Now, let's look at $$p^2 + 1$$:

$$p^2 + 1 = (5k + 2)^2 + 1$$

$$ = (25k^2 + 20k + 4) + 1$$

$$ = 25k^2 + 20k + 5$$

$$ = 5(5k^2 + 4k + 1)$$

Since $$p^2 + 1$$ can be expressed as $$5$$ multiplied by an integer ($$5k^2 + 4k + 1$$), $$p^2 + 1$$ is divisible by 5. In this case, since $$p^2 + 1$$ is divisible by both 2 (from Step 2) and 5, it is divisible by 10.

Question1.subquestion0.step3c(Case 3: When the remainder of $$p$$ divided by 5 is 3)
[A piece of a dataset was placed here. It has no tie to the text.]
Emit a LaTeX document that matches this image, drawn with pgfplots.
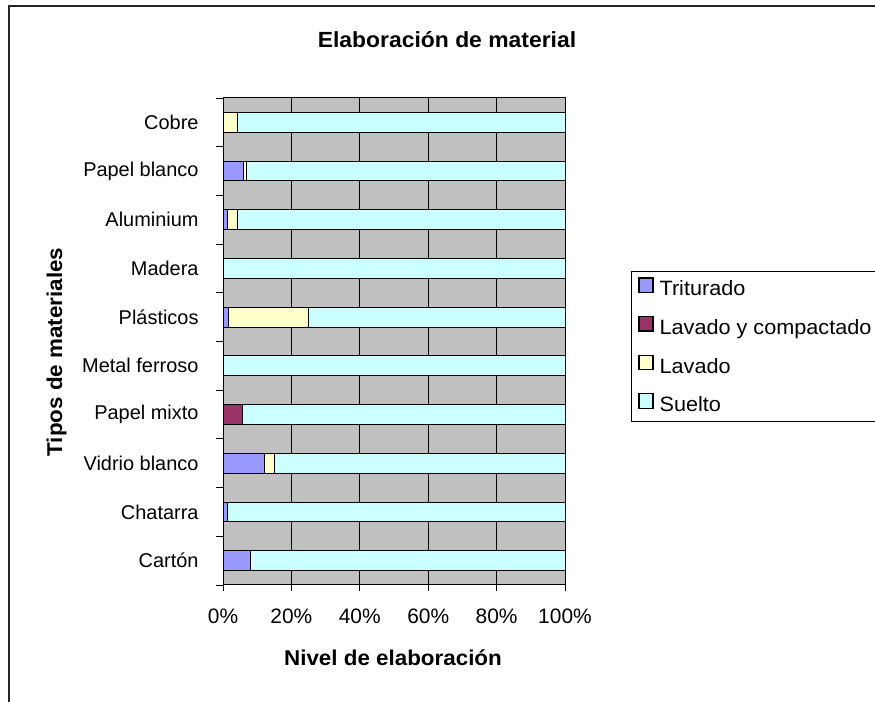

If $$p$$ leaves a remainder of 3 when divided by 5, we can write $$p$$ as $$5k + 3$$ for some whole number $$k$$.
Now, let's look at $$p^2 + 1$$:

$$p^2 + 1 = (5k + 3)^2 + 1$$

$$ = (25k^2 + 30k + 9) + 1$$

$$ = 25k^2 + 30k + 10$$

$$ = 5(5k^2 + 6k + 2)$$

Since $$p^2 + 1$$ can be expressed as $$5$$ multiplied by an integer ($$5k^2 + 6k + 2$$), $$p^2 + 1$$ is divisible by 5. In this case, since $$p^2 + 1$$ is divisible by both 2 (from Step 2) and 5, it is divisible by 10.

Question1.subquestion0.step3d(Case 4: When the remainder of $$p$$ divided by 5 is 4)
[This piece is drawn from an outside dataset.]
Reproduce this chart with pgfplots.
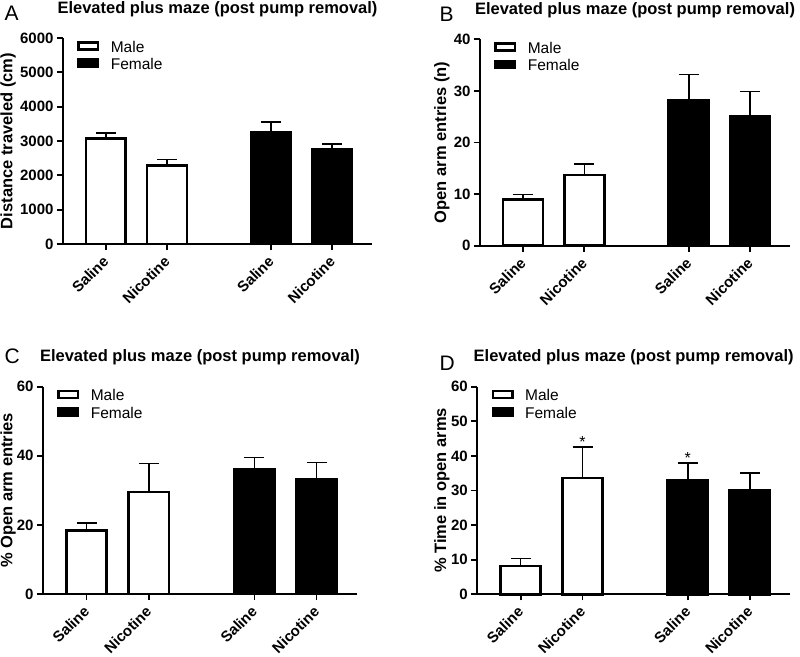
\documentclass[border=0pt]{standalone}
\usepackage{pgfplots}
\pgfplotsset{compat=1.18}
\usepackage{fontspec}
\setmainfont{Liberation Sans}
\begin{document}
\begin{tikzpicture}
\useasboundingbox (0,0) rectangle (800pt,-656pt);
\pgfplotsset{
 panel/.style={
  scale only axis, anchor=south west, clip=false,
  axis x line*=bottom, axis y line*=left,
  axis line style={line width=1.8pt},
  xmin=0.3, xmax=5.35, ymin=0,
  xtick={1,2,3.7,4.7}, xticklabels={Saline,Nicotine,Saline,Nicotine},
  tick align=outside, major tick length=6pt,
  tick style={line width=1.8pt, black},
  xticklabel style={xshift=-4pt, rotate=45, anchor=north east, font=\fontsize{15}{17}\selectfont\bfseries},
  yticklabel style={font=\fontsize{15}{17}\selectfont\bfseries},
  /pgf/number format/assume math mode=true,
  /pgf/number format/set thousands separator={},
  ylabel style={font=\fontsize{16.5}{18}\selectfont\bfseries, anchor=center, rotate=0},
  title style={font=\fontsize{16.5}{18}\selectfont\bfseries, at={(axis description cs:0.5,1)}, anchor=base, yshift=19pt},
  legend cell align=left,
  legend style={draw=none, fill=none, at={(axis description cs:0,1)}, anchor=north west,
    xshift=14pt, yshift=-2pt,
    font=\fontsize{15.5}{17}\selectfont, row sep=0pt, inner sep=0pt,
    nodes={inner sep=2pt, text height=10pt, text depth=3.3pt},
    /tikz/every odd column/.append style={column sep=9.5pt}},
 },
 malebar/.style={ybar, bar shift=0pt, bar width=0.65, fill=white, draw=black, line width=2.6pt,
  /pgfplots/legend image code/.code={\draw[##1] (0pt,-0.5pt) rectangle (19.5pt,6.5pt);},
  /pgfplots/error bars/y dir=plus, /pgfplots/error bars/y explicit,
  /pgfplots/error bars/error mark=|,
  /pgfplots/error bars/error bar style={line width=1.6pt, black},
  /pgfplots/error bars/error mark options={mark size=10pt, line width=1.6pt, black}},
 femalebar/.style={malebar, fill=black},
}
% Panel A
\begin{axis}[panel, at={(63pt,-244pt)}, width=309pt, height=206pt,
  ymax=6000, ytick={0,1000,...,6000},
  ylabel={Distance traveled (cm)}, ylabel style={at={(axis description cs:-0.178,0.5)}},
  title={Elevated plus maze (post pump removal)}]
\addplot[malebar] coordinates {(1,3070) +- (0,169) (2,2293) +- (0,166)};
\addlegendentry{Male}
\addplot[femalebar] coordinates {(3.7,3268) +- (0,293) (4.7,2771) +- (0,146)};
\addlegendentry{Female}
\end{axis}
% Panel B
\begin{axis}[panel, at={(480pt,-245.7pt)}, width=310pt, height=206.4pt,
  ymax=40, ytick={0,10,...,40},
  ylabel={Open arm entries (n)}, ylabel style={at={(axis description cs:-0.123,0.5)}},
  title={Elevated plus maze (post pump removal)}]
\addplot[malebar] coordinates {(1,8.9) +- (0,1.05) (2,13.7) +- (0,2.1)};
\addlegendentry{Male}
\addplot[femalebar] coordinates {(3.7,28.1) +- (0,5.05) (4.7,25.0) +- (0,4.9)};
\addlegendentry{Female}
\end{axis}
% Panel C
\begin{axis}[panel, at={(43pt,-594pt)}, width=314pt, height=207.3pt,
  ymax=60, ytick={0,20,...,60},
  ylabel={\% Open arm entries}, ylabel style={at={(axis description cs:-0.111,0.5)}},
  title={Elevated plus maze (post pump removal)}]
\addplot[malebar] coordinates {(1,18.4) +- (0,2.2) (2,29.5) +- (0,8.3)};
\addlegendentry{Male}
\addplot[femalebar] coordinates {(3.7,36.2) +- (0,3.3) (4.7,33.3) +- (0,4.8)};
\addlegendentry{Female}
\end{axis}
% Panel D
\begin{axis}[panel, at={(477.3pt,-594.3pt)}, width=312.7pt, height=207.6pt,
  ymax=60, ytick={0,10,...,60},
  ylabel={\% Time in open arms}, ylabel style={at={(axis description cs:-0.113,0.5)}},
  title={Elevated plus maze (post pump removal)}]
\addplot[malebar] coordinates {(1,8.2) +- (0,2.2) (2,33.6) +- (0,8.9)};
\addlegendentry{Male}
\addplot[femalebar] coordinates {(3.7,33.0) +- (0,4.9) (4.7,30.1) +- (0,4.9)};
\addlegendentry{Female}
\node[anchor=base, font=\fontsize{16}{18}\selectfont] at (axis cs:2,42.5) {*};
\node[anchor=base, font=\fontsize{16}{18}\selectfont] at (axis cs:3.7,37.9) {*};
\end{axis}
\node[anchor=base west, font=\fontsize{21}{24}\selectfont] at (1pt,-20.7pt) {A};
\node[anchor=base west, font=\fontsize{21}{24}\selectfont] at (436pt,-21.7pt) {B};
\node[anchor=base west, font=\fontsize{21}{24}\selectfont] at (1pt,-363pt) {C};
\node[anchor=base west, font=\fontsize{21}{24}\selectfont] at (436pt,-370pt) {D};
\end{tikzpicture}
\end{document}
If $$p$$ leaves a remainder of 4 when divided by 5, we can write $$p$$ as $$5k + 4$$ for some whole number $$k$$.
Now, let's look at $$p^2 - 1$$:

$$p^2 - 1 = (5k + 4)^2 - 1$$

$$ = (25k^2 + 40k + 16) - 1$$

$$ = 25k^2 + 40k + 15$$

$$ = 5(5k^2 + 8k + 3)$$

Since $$p^2 - 1$$ can be expressed as $$5$$ multiplied by an integer ($$5k^2 + 8k + 3$$), $$p^2 - 1$$ is divisible by 5. In this case, since $$p^2 - 1$$ is divisible by both 2 (from Step 2) and 5, it is divisible by 10.

**step4 Conclusion**

From Step 2, we know that both $$p^2 - 1$$ and $$p^2 + 1$$ are always divisible by 2.
From Step 3 (Cases 1, 2, 3, and 4), we have shown that for any odd prime $$p \neq 5$$, either $$p^2 - 1$$ is divisible by 5 or $$p^2 + 1$$ is divisible by 5.

- If $$p^2 - 1$$ is divisible by 5, then it is divisible by both 2 and 5, which means it is divisible by 10.
- If $$p^2 + 1$$ is divisible by 5, then it is divisible by both 2 and 5, which means it is divisible by 10.

Therefore, for any odd prime $$p \neq 5$$, either $$p^2 - 1$$ or $$p^2 + 1$$ is divisible by 10.